Pleading Requirements Under Federal Rules
In evaluating the plaintiffs' argument regarding the failure to comply with pleading requirements, the court referred to Federal Rule of Civil Procedure 10(b), which mandates that claims be stated with clarity and in a manner that allows the opposing party to understand the claims being made. The plaintiffs contended that the defendants’ counterclaim intertwined allegations related to separate mining operations, thereby violating the rule that requires each claim to be based on distinct transactions or occurrences.
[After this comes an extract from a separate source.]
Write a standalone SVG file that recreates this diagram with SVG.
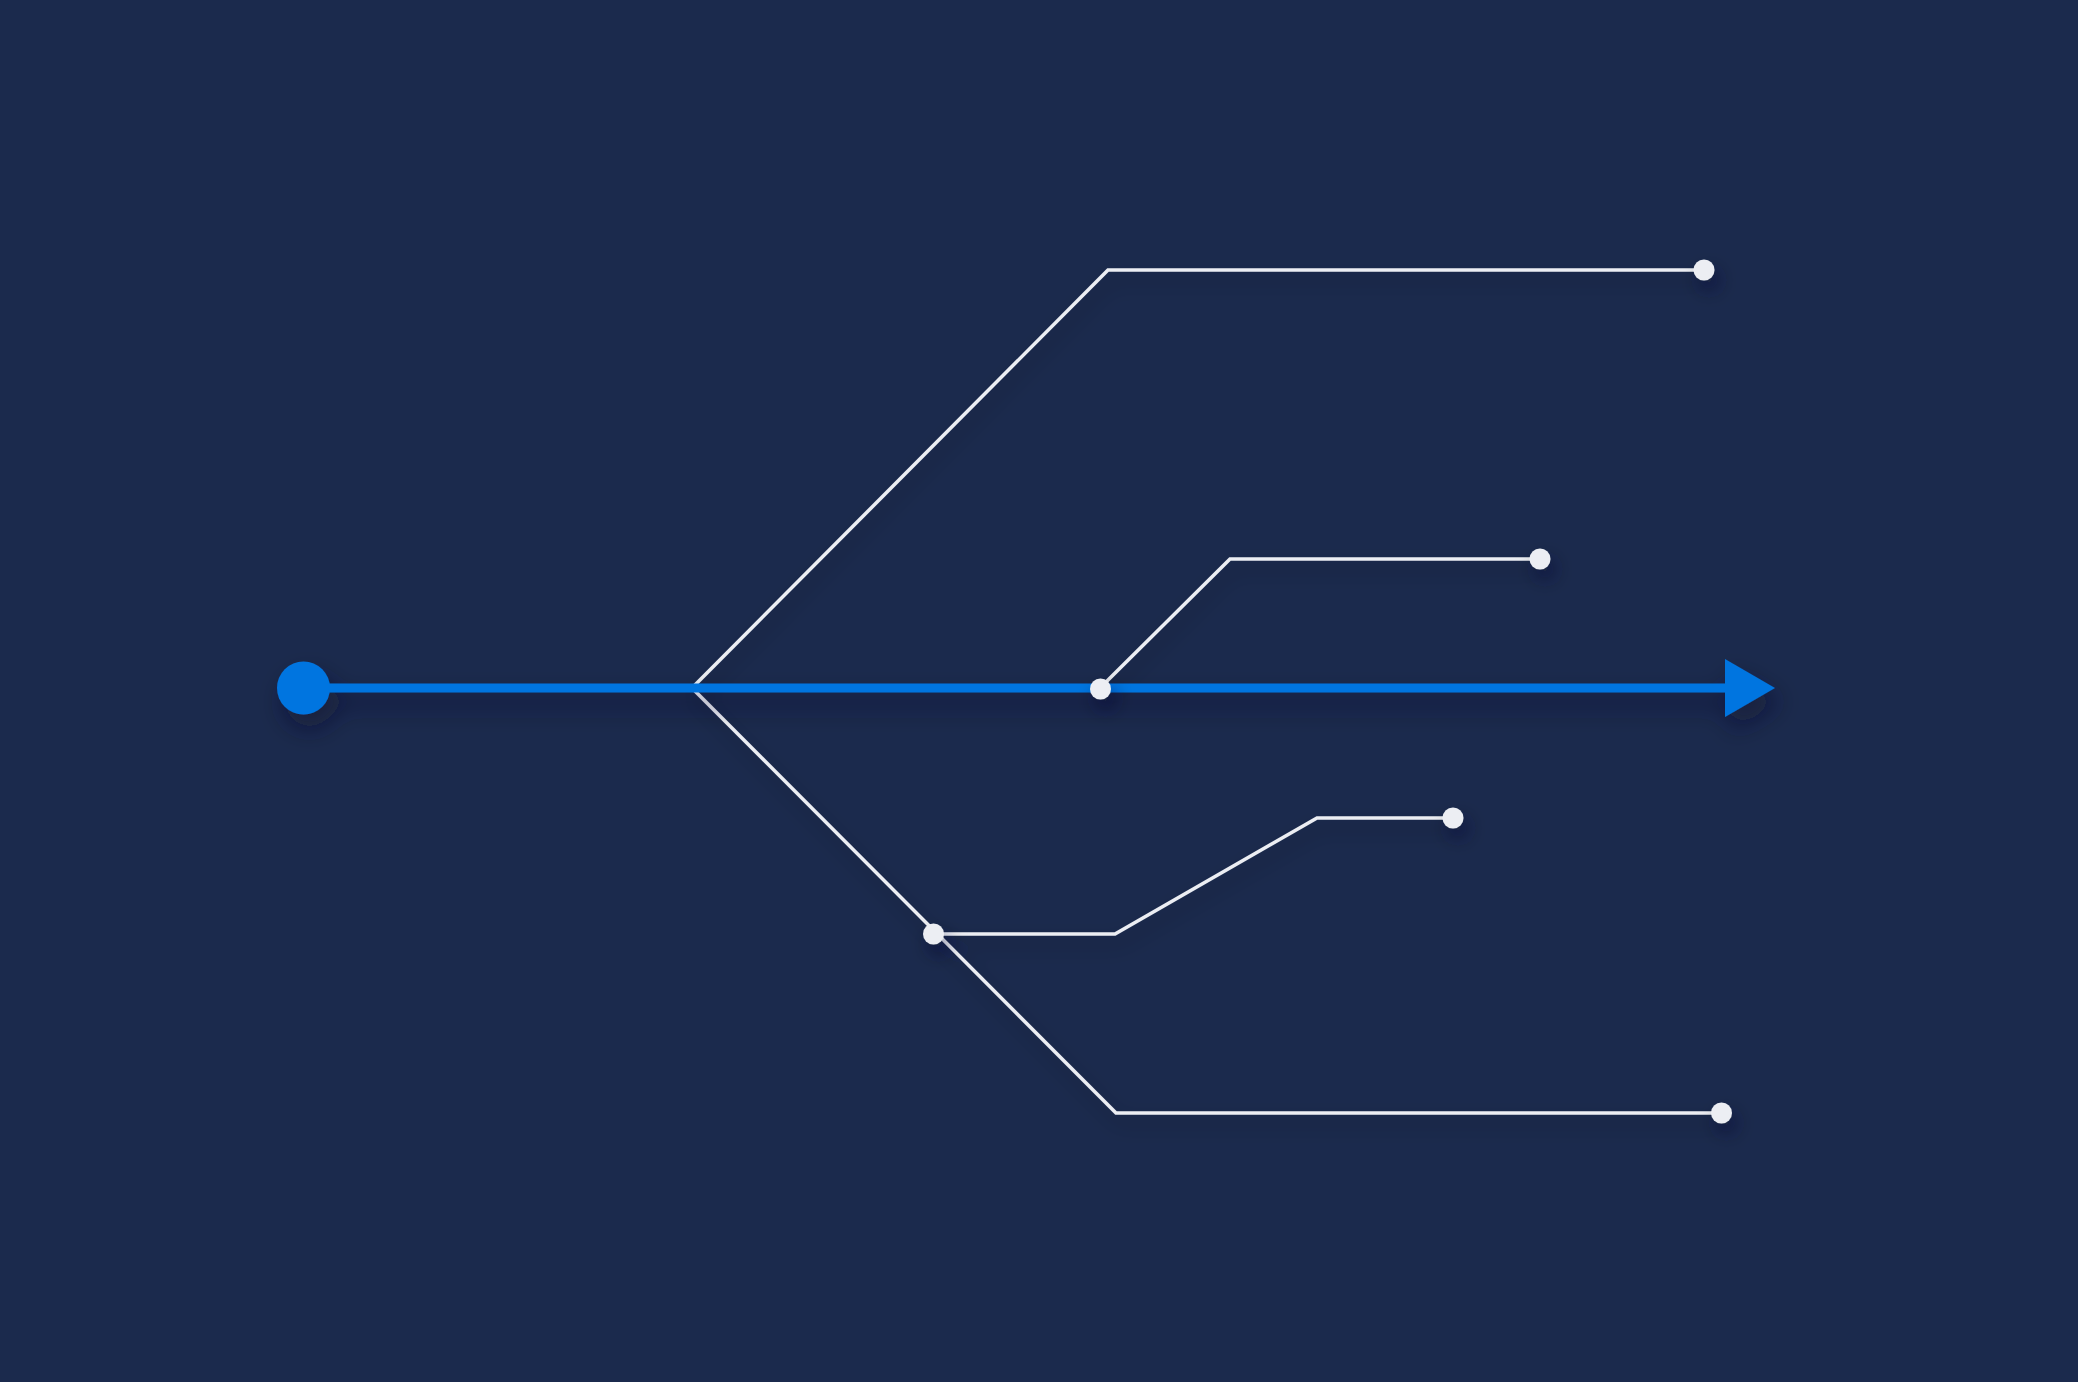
<svg xmlns="http://www.w3.org/2000/svg" width="2078" height="1382" viewBox="0 0 2078 1382">
<defs>
<filter id="sh" x="-20%" y="-100%" width="140%" height="400%">
<feDropShadow dx="6" dy="14" stdDeviation="12" flood-color="#0b1430" flood-opacity="0.55"/>
</filter>
<filter id="shs" x="-200%" y="-200%" width="500%" height="500%">
<feDropShadow dx="5" dy="10" stdDeviation="9" flood-color="#0b1430" flood-opacity="0.5"/>
</filter>
<filter id="shw" x="-10%" y="-10%" width="130%" height="130%">
<feDropShadow dx="4" dy="10" stdDeviation="10" flood-color="#0b1430" flood-opacity="0.35"/>
</filter>
</defs>
<style>
.wire{fill:none;stroke:#eceef3;stroke-width:3.5;stroke-linejoin:miter}
.dot{fill:#eceef3}
.main{stroke:#0075e0;stroke-width:9;fill:none}
.blue{fill:#0075e0}
</style>
<rect width="2078" height="1382" fill="#1b2a4d"/>
<g id="connectors" filter="url(#shw)">
<polyline class="wire" points="692,688 1108,270 1700,270"/>
<polyline class="wire" points="1100,688 1230,559 1536,559"/>
<polyline class="wire" points="692,688 1116,1113 1718,1113"/>
<polyline class="wire" points="933,934 1115,934 1317,818 1450,818"/>
</g>
<g id="main-line" filter="url(#sh)">
<line class="main" x1="303" y1="688" x2="1730" y2="688"/>
<polygon class="blue" points="1725,659 1775,688 1725,717"/>
<circle class="blue" cx="303.5" cy="688" r="26.5"/>
</g>
<g id="node-top" filter="url(#shs)"><circle class="dot" cx="1704" cy="270" r="10.5"/></g>
<g id="node-mid" filter="url(#shs)"><circle class="dot" cx="1540" cy="559" r="10.5"/></g>
<g id="node-junction-main" filter="url(#shs)"><circle class="dot" cx="1100.5" cy="689" r="10.5"/></g>
<g id="node-junction-low" filter="url(#shs)"><circle class="dot" cx="933.5" cy="934" r="10.5"/></g>
<g id="node-lowmid" filter="url(#shs)"><circle class="dot" cx="1453" cy="818" r="10.5"/></g>
<g id="node-bottom" filter="url(#shs)"><circle class="dot" cx="1721.5" cy="1113" r="10.5"/></g>
</svg>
However, the court rejected this argument, clarifying that since the defendants were alleging a single partnership agreement that covered both mining operations, there was no violation of the one-claim-per-count requirement. The court noted that the defendants' claims were coherent enough to give the plaintiffs fair notice of what was being alleged. Therefore, because the court had already determined that the partnership agreement could potentially include both mines, it concluded that the defendants had satisfied the pleading standards set forth in the federal rules.
Conclusion of the Court
Ultimately, the U.S. District Court for the Southern District of Indiana denied the plaintiffs' motion to dismiss the defendants' amended counterclaim, emphasizing that the questions surrounding the existence and scope of the partnership agreement were not suitable for resolution at the motion to dismiss stage. The court highlighted the importance of allowing the case to proceed in order to fully explore the factual disputes regarding the alleged partnership. By ruling in favor of the defendants, the court recognized the need for further factual development to ascertain the merits of the claims and counterclaims involved in the case. The decision underscored the principle that motions to dismiss should not prematurely terminate claims that have the potential to be substantiated through evidence presented during the litigation process. Thus, the court's ruling opened the door for continued litigation over the partnership agreement and the financial responsibilities associated with the mining operations.